Now, let's consider any positive integer $$n > 0$$. Since $$V$$ is infinite-dimensional, we can start constructing a set of $$n$$ linearly independent vectors.
First, choose any non-zero vector from $$V$$. Let's call it $$v_1$$. Since $$v_1$$ is not the zero vector, the set $$\{v_1\}$$ is linearly independent.
Because $$V$$ is infinite-dimensional, the subspace spanned by $$\{v_1\}$$ (which consists of all scalar multiples of $$v_1$$) cannot be equal to $$V$$. This means there must be a vector in $$V$$ that is not a scalar multiple of $$v_1$$. Let's call this vector $$v_2$$. Thus, $$v_2$$ is not in the span of $$\{v_1\}$$, which implies that the set $$\{v_1, v_2\}$$ is linearly independent.

**step5** Generalizing the Construction for $$n$$ Linearly Independent Vectors

We can continue this process until we have exactly $$n$$ linearly independent vectors. Suppose we have already chosen a set of $$k$$ linearly independent vectors, $$\{v_1, v_2, \ldots, v_k\}$$, where $$k < n$$. Since $$V$$ is infinite-dimensional, the subspace spanned by these $$k$$ vectors, $$Span(\{v_1, \ldots, v_k\})$$, cannot be the entire space $$V$$. Therefore, there must exist a vector $$v_{k+1} \in V$$ such that $$v_{k+1}$$ is not in $$Span(\{v_1, \ldots, v_k\})$$. This means that $$v_{k+1}$$ cannot be written as a linear combination of $$v_1, \ldots, v_k$$. By definition, the set $$\{v_1, v_2, \ldots, v_k, v_{k+1}\}$$ is linearly independent. We can repeat this step $$n$$ times in total, resulting in a set of $$n$$ linearly independent vectors: $$\{v_1, v_2, \ldots, v_n\}$$.

**step6** Forming the Subspace of Dimension $$n$$

Now that we have a set of $$n$$ linearly independent vectors $$\{v_1, v_2, \ldots, v_n\}$$ from $$V$$, we can define a subspace using them.
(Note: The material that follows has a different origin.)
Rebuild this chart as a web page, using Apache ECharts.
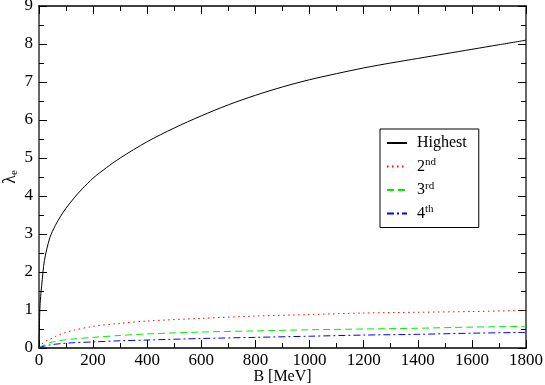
<!DOCTYPE html>
<html>
<head>
<meta charset="utf-8">
<script src="https://cdn.jsdelivr.net/npm/echarts@6/dist/echarts.min.js"></script>
<style>
  html, body { margin: 0; padding: 0; background: #fff; }
  #chart { width: 545px; height: 385px; }
</style>
</head>
<body>
<div id="chart"></div>
<script>
// B in MeV
const bHighest = [0, 3, 6, 10, 20, 40, 60, 80, 100, 130, 160, 200, 250, 300, 400, 500, 600, 700, 800, 900, 1000, 1100, 1200, 1300, 1400, 1500, 1600, 1700, 1800];
const highest = [0, 1.0, 1.35, 1.65, 2.3, 2.9, 3.22, 3.47, 3.68, 3.95, 4.19, 4.47, 4.75, 5.0, 5.43, 5.79, 6.11, 6.4, 6.65, 6.87, 7.06, 7.22, 7.37, 7.5, 7.62, 7.74, 7.86, 7.98, 8.1];

const bLower = [0, 3, 10, 20, 40, 60, 90, 130, 200, 300, 400, 600, 800, 1000, 1200, 1400, 1600, 1800];
const second = [0, 0.04, 0.1, 0.16, 0.23, 0.3, 0.39, 0.47, 0.57, 0.65, 0.71, 0.78, 0.84, 0.88, 0.92, 0.94, 0.96, 0.99];
const third = [0, 0.02, 0.05, 0.08, 0.14, 0.17, 0.21, 0.24, 0.28, 0.33, 0.37, 0.42, 0.45, 0.48, 0.5, 0.52, 0.55, 0.57];
const fourth = [0, 0.01, 0.03, 0.05, 0.08, 0.1, 0.12, 0.14, 0.16, 0.19, 0.21, 0.25, 0.28, 0.31, 0.34, 0.36, 0.39, 0.41];

const xTicks = { min: 0, max: 1800, interval: 200 };
const yTicks = { min: 0, max: 9, interval: 1 };

const font = 'Liberation Serif';
const pairs = (xs, ys) => xs.map((x, i) => [x, ys[i]]);

const lineSeries = (name, xs, ys, color, type) => ({
    name: name,
    type: 'line',
    data: pairs(xs, ys),
    showSymbol: false,
    symbol: 'none',
    smooth: 0.3,
    lineStyle: { color: color, width: 1, type: type },
    itemStyle: { color: color },
    xAxisIndex: 0,
    yAxisIndex: 0
});

// frame axes: ticks inside, minor ticks halfway
const frameAxis = (extra) => Object.assign({
    type: 'value',
    axisLine: { show: true, onZero: false, lineStyle: { color: '#000', width: 1.5 } },
    axisTick: { show: true, inside: true, length: 8, lineStyle: { color: '#000' } },
    minorTick: { show: true, splitNumber: 2, length: 5, lineStyle: { color: '#000' } },
    splitLine: { show: false },
    minorSplitLine: { show: false }
}, extra);

const chart = echarts.init(document.getElementById('chart'), null, { renderer: 'canvas' });

const option = {
    backgroundColor: '#fff',
    animation: false,
    textStyle: { fontFamily: font },
    grid: { left: 39, right: 19, top: 6, bottom: 37, containLabel: false, outerBoundsMode: 'none' },
    xAxis: [
        frameAxis(Object.assign({}, xTicks, {
            position: 'bottom',
            name: 'B [MeV]',
            nameLocation: 'middle',
            nameGap: 21,
            nameMoveOverlap: false,
            nameTextStyle: { fontFamily: font, fontSize: 16, color: '#000' },
            axisLabel: { fontFamily: font, fontSize: 17, color: '#000', margin: 4, formatter: v => String(v) }
        })),
        frameAxis(Object.assign({}, xTicks, {
            position: 'top',
            axisLabel: { show: false }
        }))
    ],
    yAxis: [
        frameAxis(Object.assign({}, yTicks, {
            position: 'left',
            name: '{l|λ}{s|e}',
            nameLocation: 'middle',
            nameGap: 19,
            nameMoveOverlap: false,
            nameRotate: 90,
            nameTextStyle: {
                rich: {
                    l: { fontFamily: font, fontSize: 18, color: '#000' },
                    s: { fontFamily: font, fontSize: 11, color: '#000', padding: [8, 0, 0, 0] }
                }
            },
            axisLine: { show: true, onZero: false, lineStyle: { color: '#666', width: 2 } },
            axisLabel: { fontFamily: font, fontSize: 17, color: '#000', margin: 6, formatter: v => String(v) }
        })),
        frameAxis(Object.assign({}, yTicks, {
            position: 'right',
            axisLine: { show: true, onZero: false, lineStyle: { color: '#666', width: 2 } },
            axisLabel: { show: false }
        }))
    ],
    legend: {
        orient: 'vertical',
        left: 380,
        top: 129,
        width: 92,
        padding: [6, 12, 6, 6],
        itemGap: 6,
        itemWidth: 20,
        itemHeight: 16,
        borderColor: '#000',
        borderWidth: 1,
        borderRadius: 0,
        backgroundColor: '#fff',
        itemStyle: { opacity: 0 },
        lineStyle: { opacity: 1 },
        data: ['Highest', '2nd', '3rd', '4th'],
        formatter: name => name === 'Highest' ? '{n|Highest}' : '{n|' + name[0] + '}{s|' + name.slice(1) + '}',
        textStyle: {
            fontFamily: font,
            fontSize: 16,
            color: '#000',
            padding: [0, 0, 0, 5],
            rich: {
                n: { fontFamily: font, fontSize: 16, color: '#000' },
                s: { fontFamily: font, fontSize: 11, color: '#000', padding: [0, 0, 8, 0] }
            }
        }
    },
    series: [
        lineSeries('Highest', bHighest, highest, '#000000', 'solid'),
        lineSeries('2nd', bLower, second, '#ff0000', [1.5, 3.5]),
        lineSeries('3rd', bLower, third, '#00ee00', [7, 4]),
        lineSeries('4th', bLower, fourth, '#0000ff', [7, 3, 2, 3])
    ]
};

chart.setOption(option);
</script>
</body>
</html>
Consider the **span** of these vectors, which is the set of all possible linear combinations of $$v_1, v_2, \ldots, v_n$$. Let this set be $$W = Span(\{v_1, v_2, \ldots, v_n\})$$. This set $$W$$ is a subspace of $$V$$. The set $$\{v_1, v_2, \ldots, v_n\}$$ forms a **basis** for $$W$$ because, by our construction, it is linearly independent and, by definition of span, it generates all vectors in $$W$$. The dimension of a vector space (or subspace) is defined as the number of vectors in any of its bases. Since the basis for $$W$$ contains exactly $$n$$ vectors, the dimension of $$W$$ is $$n$$.

**step7** Conclusion

In conclusion, for any non-negative integer $$n$$, we have successfully demonstrated that an infinite-dimensional vector space $$V$$ contains a subspace of dimension $$n$$. We showed this by constructing such a subspace, beginning with the trivial case for $$n=0$$ and then iteratively building a set of $$n$$ linearly independent vectors to form the basis for an $$n$$-dimensional subspace when $$n > 0$$.